The .do files also compute statistics that are reported in the text or footnotes, outside of tables or figures.

These statistics are listed below along with the relevant code locations.
	
	- "Assuming that all loans from friends are within-caste, borrowing from relatives and friends 
	would account for 84% of all borrowing from relatives, friends, and caste members. If just 
	one-third of borrowing from friends is within-caste, relatives and friends together would 
	still account for 64%."
	Based on numbers in reds_terms_of_loan.xlsx.
	1_reds.do, lines 120-146 discuss the computation.


	- "Although not explicitly indicated in the REDS data, some loans from other non-institutional 
	sources, such as employers or landlords, may also be within-caste. Even under the extreme assumption 
	that all such loans are within-caste, borrowing from relatives and friends would account for a 
	majority of borrowing from relatives, friends, caste members, and other non-institutional 
	sources--52% if only a third of borrowing from friends is within-caste, and 69% if all borrowing
	from friends is within-caste."
	Based on numbers in reds_terms_of_loan.xlsx.
	1_reds.do, lines 120-146 discuss the computation.

	
	- "In terms of volume, loans from relatives comprised over 13% of total household debt from all 
	sources recorded int he REDS. Loans from friends accounted for just under 10%, and loans from 
	other caste members about 3%."
	1_reds.do, line 304.

	- "The 1999 REDS interviewed 7,474 households from 253 villages across 16 states in India."
	1_reds.do, lines 24-26.


	- "Households that borrow from friends, relatives or caste members are also more likely to 
	receive gifts."
	1_reds.do, line 287.


	- "It does, however, provide a panel with a larger sample, including nearly 6,000 households 
	from Telangana alone."
	Based on sample size reported in Table S8.


	- "Similar fractions (22%) of the top and bottom quintiles reported having borrowed from 
	relatives and friends for consumption. Households in quintiles two, three, and four were 
	somewhat more likely to report such borrowing (25%, 27% and 30%, respectively)."
	6_cphs_descriptive.do, line 140.

	
	- "Based on my 2023 household survey data, the median annual benefit from RBS was 15% 
	of the median annual income reported."
	12_survey_descriptive.do, lines 58-59.

	
	- "Among landowners in my sample, the median landholding is 2 acres, with 80% smaller 
	than 5 acres and just 3% larger than 10 acres."
	12_survey_descriptive.do, lines 89-93.


	- "The ratio is as low as 0.67 in a village in which a caste constitutes 30% of the 
	population while owning 20% of the land."
	10_survey_village_clean.do, lines 184 and 190.
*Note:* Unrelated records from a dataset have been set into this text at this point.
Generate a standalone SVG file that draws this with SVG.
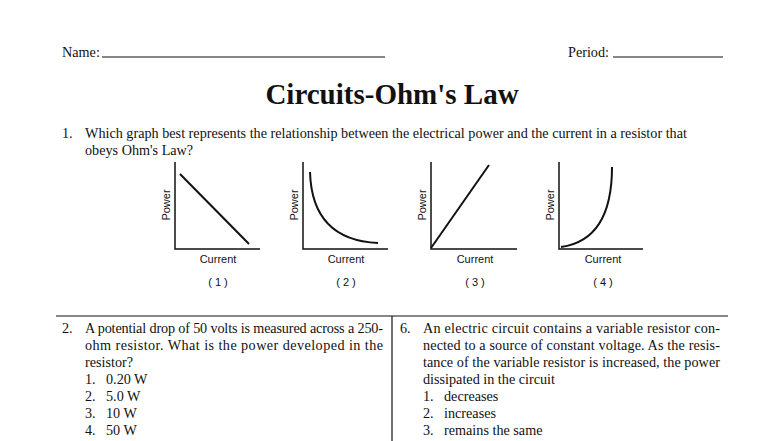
<svg xmlns="http://www.w3.org/2000/svg" width="784" height="441" viewBox="0 0 784 441">
<style>
.s{font-family:"Liberation Serif",serif;font-size:14.2px;fill:#111}
.a{font-family:"Liberation Sans",sans-serif;font-size:11px;fill:#111}
.ax{fill:none;stroke:#111;stroke-width:1.5}
.c{fill:none;stroke:#111;stroke-width:2}
</style>
<rect width="784" height="441" fill="#fff"/>
<text class="s" x="62" y="57">Name:</text>
<line x1="102" y1="57" x2="385" y2="57" stroke="#111" stroke-width="1.2"/>
<text class="s" x="568" y="57">Period:</text>
<line x1="613" y1="57" x2="723" y2="57" stroke="#111" stroke-width="1.2"/>
<text x="392" y="104" text-anchor="middle" style="font-family:'Liberation Serif',serif;font-size:29px;font-weight:bold;fill:#111">Circuits-Ohm's Law</text>
<text class="s" x="62" y="138">1.</text>
<text class="s" x="85" y="138">Which graph best represents the relationship between the electrical power and the current in a resistor that</text>
<text class="s" x="85" y="155">obeys Ohm's Law?</text>
<g id="graph1">
<path class="ax" d="M175 162V249H260"/><line class="c" x1="180" y1="174" x2="249" y2="244"/>
<text class="a" transform="translate(170,205) rotate(-90)" text-anchor="middle">Power</text>
<text class="a" x="218" y="263" text-anchor="middle">Current</text><text class="a" x="218" y="286" text-anchor="middle">( 1 )</text></g>
<g id="graph2">
<path class="ax" d="M303 162V249H388"/><path class="c" d="M310 172Q312 240 378 243"/>
<text class="a" transform="translate(298,205) rotate(-90)" text-anchor="middle">Power</text>
<text class="a" x="346" y="263" text-anchor="middle">Current</text><text class="a" x="346" y="286" text-anchor="middle">( 2 )</text></g>
<g id="graph3">
<path class="ax" d="M431 162V249H517"/><line class="c" x1="431" y1="248" x2="489" y2="165"/>
<text class="a" transform="translate(426,205) rotate(-90)" text-anchor="middle">Power</text>
<text class="a" x="475" y="263" text-anchor="middle">Current</text><text class="a" x="475" y="286" text-anchor="middle">( 3 )</text></g>
<g id="graph4">
<path class="ax" d="M559 162V249H643"/><path class="c" d="M561 247Q612 240 612 167"/>
<text class="a" transform="translate(554,205) rotate(-90)" text-anchor="middle">Power</text>
<text class="a" x="603" y="263" text-anchor="middle">Current</text><text class="a" x="603" y="286" text-anchor="middle">( 4 )</text></g>
<line x1="56" y1="316" x2="728" y2="316" stroke="#111" stroke-width="1.2"/>
<line x1="392" y1="316" x2="392" y2="441" stroke="#111" stroke-width="1.2"/>
<text class="s" x="62" y="333">2.</text>
<text class="s" x="85" y="333" textLength="298">A potential drop of 50 volts is measured across a 250-</text>
<text class="s" x="85" y="350" textLength="298">ohm resistor.  What is the power developed in the</text>
<text class="s" x="85" y="367">resistor?</text>
<text class="s" x="85" y="384">1.</text><text class="s" x="106" y="384">0.20 W</text>
<text class="s" x="85" y="401">2.</text><text class="s" x="106" y="401">5.0 W</text>
<text class="s" x="85" y="418">3.</text><text class="s" x="106" y="418">10 W</text>
<text class="s" x="85" y="435">4.</text><text class="s" x="106" y="435">50 W</text>
<text class="s" x="400" y="333">6.</text>
<text class="s" x="423" y="333" textLength="297">An electric circuit contains a variable resistor con-</text>
<text class="s" x="423" y="350" textLength="297">nected to a source of constant voltage.  As the resis-</text>
<text class="s" x="423" y="367" textLength="297">tance of the variable resistor is increased, the power</text>
<text class="s" x="423" y="384">dissipated in the circuit</text>
<text class="s" x="423" y="401">1.</text><text class="s" x="444" y="401">decreases</text>
<text class="s" x="423" y="418">2.</text><text class="s" x="444" y="418">increases</text>
<text class="s" x="423" y="435">3.</text><text class="s" x="444" y="435">remains the same</text>
</svg>
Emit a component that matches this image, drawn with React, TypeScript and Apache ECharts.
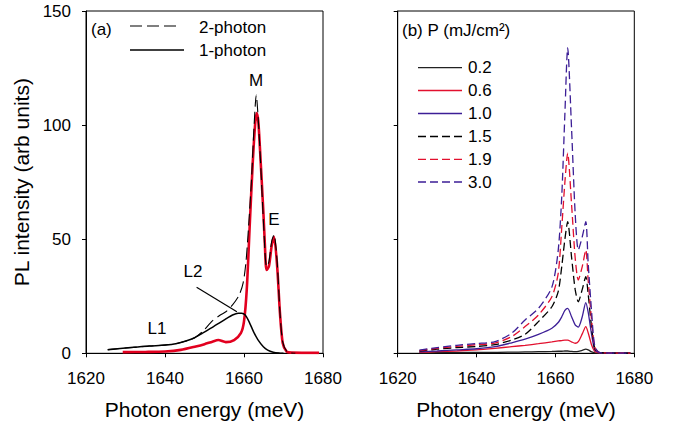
import React, { useEffect, useRef } from "react";
import * as echarts from "echarts";

// ---------- Panel (a) data ----------
const twoPhotonE = [1625.5, 1628, 1632, 1636, 1640, 1643, 1645.3, 1647.5, 1649.5, 1652, 1654, 1655.4, 1657.1, 1658.8, 1659.8, 1660.5, 1661.1, 1661.9, 1662.5, 1663.1, 1663.7, 1664.3, 1665, 1665.7, 1666.3, 1667, 1667.6, 1668.4, 1669.1, 1669.8, 1671, 1673];
const twoPhotonI = [1.6, 2.0, 2.6, 3.2, 3.6, 4.3, 5.4, 6.8, 9.5, 14.2, 16.8, 18.2, 21.2, 25.6, 31, 40, 54, 76, 98, 113.2, 100, 80, 55, 38, 40, 49, 52, 40, 18, 5, 0.5, 0];

const onePhotonE = [1625.5, 1628, 1632, 1636, 1640, 1643, 1645.3, 1647.5, 1649.5, 1651.5, 1653.7, 1655.5, 1657.1, 1658.5, 1659.4, 1660.3, 1661.3, 1662.4, 1663.5, 1664.9, 1666, 1667.4, 1669, 1670];
const onePhotonI = [1.6, 2.0, 2.6, 3.2, 3.6, 4.3, 5.4, 6.8, 8.8, 10.9, 13.2, 15.2, 16.8, 17.6, 17.6, 16.8, 13.8, 9.5, 6, 2.9, 1.4, 0.5, 0.1, 0];

const redE = [1629.3, 1635, 1640, 1644, 1647.8, 1650, 1652, 1653.5, 1655.4, 1657.5, 1659.2, 1660, 1660.7, 1661.5, 1662.2, 1662.8, 1663.2, 1663.6, 1664, 1664.9, 1665.3, 1665.7, 1666.3, 1667, 1667.6, 1668.4, 1669.1, 1669.8, 1670.8, 1672, 1679];
const redI = [0.5, 0.6, 0.8, 1.5, 3.0, 4.0, 5.1, 5.8, 4.9, 5.8, 8.8, 14, 28, 58, 83, 100, 105.3, 102, 91, 62, 47, 36.5, 38, 47, 51.1, 38, 17.7, 4.5, 0.7, 0.3, 0.2];

// ---------- Panel (b) data ----------
const powerLabels = ["0.2", "0.6", "1.0", "1.5", "1.9", "3.0"];
const energyB = [1625.5, 1630, 1635, 1640, 1644.7, 1648.9, 1652.3, 1655.7, 1659.1, 1660.7, 1661.6, 1662.4, 1663.1, 1664.1, 1665, 1665.8, 1666.8, 1667.7, 1668.3, 1669.2, 1670, 1671.3, 1675, 1679];
const p02 = [0.2, 0.3, 0.3, 0.4, 0.4, 0.5, 0.6, 0.7, 0.8, 0.9, 0.9, 1.0, 1.0, 0.8, 0.7, 0.8, 1.3, 1.8, 1.5, 0.6, 0.2, 0.1, 0.1, 0.1];
const p06 = [0.4, 0.7, 1.0, 1.5, 2.2, 2.9, 3.5, 4.2, 5.0, 5.4, 5.6, 5.8, 5.8, 5.0, 4.4, 5.1, 8.5, 11.7, 9, 3.5, 0.8, 0.2, 0.1, 0.1];
const p10 = [0.6, 1.0, 1.5, 2.0, 2.9, 4.6, 6.2, 8.3, 11, 13.5, 16, 18.8, 19.7, 16, 12.5, 11.5, 16, 22.2, 18, 8, 1.5, 0.2, 0.1, 0.1];
const p15 = [1.0, 1.8, 2.5, 3.0, 3.8, 5.8, 8.3, 13.9, 20.4, 27, 38, 50, 57.7, 42, 28, 22.6, 28, 33.6, 26, 11, 2, 0.3, 0.1, 0.1];
const p19 = [1.2, 2.2, 3.0, 3.8, 4.5, 7.3, 11.7, 16.8, 24.8, 35, 55, 75, 87.7, 65, 42, 32.1, 38, 45.3, 32, 14, 2.5, 0.3, 0.1, 0.1];
const p30 = [1.4, 2.5, 3.5, 4.3, 5.1, 8.8, 14.6, 19.7, 29, 45, 68.7, 105, 133.8, 98, 61.4, 45.3, 51, 57.7, 39.5, 17.5, 2.9, 0.3, 0.1, 0.1];
const powerValues = [p02, p06, p10, p15, p19, p30];
const powerColors = ["#222222", "#e2102e", "#3c1e96", "#000000", "#e2102e", "#3c1e96"];
const powerDashed = [false, false, false, true, true, true];

const xTicks = { min: 1620, max: 1680, interval: 20 };
const yTicks = { min: 0, max: 150, interval: 50 };

const zip = (xs: number[], ys: number[]) => xs.map((x, i) => [x, ys[i]]);

const FONT = "Liberation Sans, Arial, sans-serif";

export default function App() {
  const ref = useRef<HTMLDivElement>(null);
  useEffect(() => {
    if (!ref.current) return;
    const chart = echarts.init(ref.current, null, { renderer: "svg" });

    const gridL = { left: 86, top: 11, width: 237, height: 342.3 };
    const gridR = { left: 397.7, top: 11, width: 236.6, height: 342.3 };

    const xAxisBase = (gi: number) => ({
      type: "value",
      gridIndex: gi,
      ...xTicks,
      name: "Photon energy (meV)",
      nameLocation: "middle",
      nameGap: 46,
      nameTextStyle: { fontSize: 21, color: "#000", fontFamily: FONT },
      axisLine: { show: true, onZero: false, lineStyle: { color: "#000", width: 1 } },
      axisTick: { show: true, inside: false, length: 4, lineStyle: { color: "#000" } },
      axisLabel: { show: true, margin: 17, fontSize: 17, color: "#000", fontFamily: FONT, formatter: (v: number) => String(v) },
      splitLine: { show: false },
    });
    const yAxisBase = (gi: number, labels: boolean) => ({
      type: "value",
      gridIndex: gi,
      ...yTicks,
      name: labels ? "PL intensity (arb units)" : "",
      nameLocation: "middle",
      nameGap: 54,
      nameTextStyle: { fontSize: 21, color: "#000", fontFamily: FONT },
      axisLine: { show: true, onZero: false, lineStyle: { color: "#000", width: 1 } },
      axisTick: { show: true, inside: false, length: 4, lineStyle: { color: "#000" } },
      axisLabel: { show: labels, margin: 15, fontSize: 17, color: "#000", fontFamily: FONT, formatter: (v: number) => String(v) },
      splitLine: { show: false },
    });

    const series: any[] = [
      {
        name: "1-photon-red",
        type: "line",
        xAxisIndex: 0,
        yAxisIndex: 0,
        data: zip(redE, redI),
        showSymbol: false,
        smooth: 0.25,
        lineStyle: { color: "#e2001f", width: 2.6 },
        z: 2,
      },
      {
        name: "1-photon",
        type: "line",
        xAxisIndex: 0,
        yAxisIndex: 0,
        data: zip(onePhotonE, onePhotonI),
        showSymbol: false,
        smooth: 0.25,
        lineStyle: { color: "#000", width: 1.5 },
        z: 3,
        markLine: {
          silent: true,
          symbol: ["none", "arrow"],
          symbolSize: [0, 9],
          label: { show: false },
          lineStyle: { color: "#000", width: 1.2, type: "solid" },
          data: [[{ coord: [1648.0, 28.9] }, { coord: [1658.2, 18.2] }]],
        },
      },
      {
        name: "2-photon",
        type: "line",
        xAxisIndex: 0,
        yAxisIndex: 0,
        data: zip(twoPhotonE, twoPhotonI),
        showSymbol: false,
        smooth: 0.25,
        lineStyle: { color: "#000", width: 1.1, type: [12, 5] },
        z: 4,
      },
    ];
    powerLabels.forEach((lab, i) => {
      series.push({
        name: lab,
        type: "line",
        xAxisIndex: 1,
        yAxisIndex: 1,
        data: zip(energyB, powerValues[i]),
        showSymbol: false,
        smooth: 0.25,
        lineStyle: {
          color: powerColors[i],
          width: 1.3,
          type: powerDashed[i] ? [8, 4] : "solid",
        },
        z: 2 + i,
      });
    });

    const legendText = (x: number, y: number, t: string) => ({
      type: "text",
      x,
      y,
      style: { text: t, fontSize: 17, fill: "#000", fontFamily: FONT, verticalAlign: "middle", align: "left" },
    });
    const legendLine = (x1: number, x2: number, y: number, color: string, dash: number[] | null, w = 1.3) => ({
      type: "line",
      shape: { x1, y1: y, x2, y2: y },
      style: { stroke: color, lineWidth: w, lineDash: dash || undefined },
    });

    const graphics: any[] = [
      legendText(91, 29, "(a)"),
      legendLine(130, 180, 26, "#000", [12, 5], 1.1),
      legendText(199, 27, "2-photon"),
      legendLine(130, 184, 50, "#000", null, 1.3),
      legendText(199, 50, "1-photon"),
      { type: "text", x: 256, y: 80, style: { text: "M", fontSize: 17, fill: "#000", fontFamily: FONT, align: "center", verticalAlign: "middle" } },
      { type: "text", x: 274, y: 219, style: { text: "E", fontSize: 17, fill: "#000", fontFamily: FONT, align: "center", verticalAlign: "middle" } },
      { type: "text", x: 193, y: 271, style: { text: "L2", fontSize: 17, fill: "#000", fontFamily: FONT, align: "center", verticalAlign: "middle" } },
      { type: "text", x: 157, y: 328, style: { text: "L1", fontSize: 17, fill: "#000", fontFamily: FONT, align: "center", verticalAlign: "middle" } },
      legendText(402, 30, "(b) P (mJ/cm²)"),
    ];
    const rowY = [67.7, 90.5, 113.5, 136.5, 159.3, 182];
    powerLabels.forEach((lab, i) => {
      graphics.push(legendLine(418, 462, rowY[i], powerColors[i], powerDashed[i] ? [8, 4] : null, 1.3));
      graphics.push(legendText(468, rowY[i], lab));
    });

    chart.setOption({
      animation: false,
      backgroundColor: "#fff",
      grid: [
        { ...gridL, show: true, borderColor: "#000", borderWidth: 1, backgroundColor: "transparent" },
        { ...gridR, show: true, borderColor: "#000", borderWidth: 1, backgroundColor: "transparent" },
      ],
      xAxis: [xAxisBase(0), xAxisBase(1)],
      yAxis: [yAxisBase(0, true), yAxisBase(1, false)],
      series,
      graphic: graphics,
    });
    return () => chart.dispose();
  }, []);
  return <div ref={ref} style={{ position: "fixed", left: 0, top: 0, width: 673, height: 427 }} />;
}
	- "In the most extreme case, this land-to-population ratio is 12.5."
	10_survey_village_clean.do, line 184.

	
	- "My analysis includes 2,016 CPHS households engaged in agricultural activities."
	7_cphs_regression.do, line 37.


	- "The sample includes 1,624 in the treated group and 392 in the comparison group."
	7_cphs_regression.do, line 37.


	- "This includes 41 villages in Telangana and 34 in Andhra Pradesh."
	10_survey_village_clean.do, line 50.	

	
	- "SCs constitute 23-24% of the population in sample villages on both sides,"
	Reported in Table S18, Row (1).


	- "In my survey, when asked to split 10 ``tokens of trust'' between a family member 
	and a random person of their state, landed respondents in Telangana assigned 3.3 tokens 
	to a random person of their state, on average, and landless respondents assigned 3.5---
	comparable to 3.2 and 3.4, respectively, in Andhra Pradesh."
	12_survey_descriptive.do, lines 115-135.


	- "In the survey, 82% respondents reported that they had lived in the same village 
	their whole life. Only nine reported moving to the village where they were surveyed in 
	the last six years (since RBS was launched), of which four were in Andhra Pradesh."
	12_survey_descriptive.do, lines 68-69.

	
	- "The 3,020 households in the sample span 41 caste groups." 
	12_survey_descriptive.do, line 140.

	- "Scheduled Castes (SCs) constitute 34% of the sample, 40% of whom own land. 
	Backward Castes (BC) are 56% of the sample, 55% of whom own land. Other Castes 
	(OC) account for 8%, 55% of whom own land."
	12_survey_descriptive.do, lines 79 and 104.


	- "By this definition, there are 33 low inequality and 41 high inequality villages in the sample, 
	with one missing value."
	10_survey_village_clean.do, line 71.


	- "Of the 41 sample villages with relatively high caste-based inequality, Reddys owned a plurality 
	of the land in 29."
	10_survey_village_clean.do, line 76.


	- "Figure 7 shows that in these villages, welfare increased the amount that non-SCs were willing 
	to donate to an NGO working to educate children from marginalized castes by 19%."
	13_survey_analysis.do, lines 172-188.


	- "Further, welfare reduced the likelihood of respondents reporting that most or all of their 
	friends were of the same caste by 33%."
	13_survey_analysis.do, lines 204-225.


	- "RBS funds are substantial, equivalent to 15% of annual income for the median household."
	12_survey_descriptive.do, lines 58-59.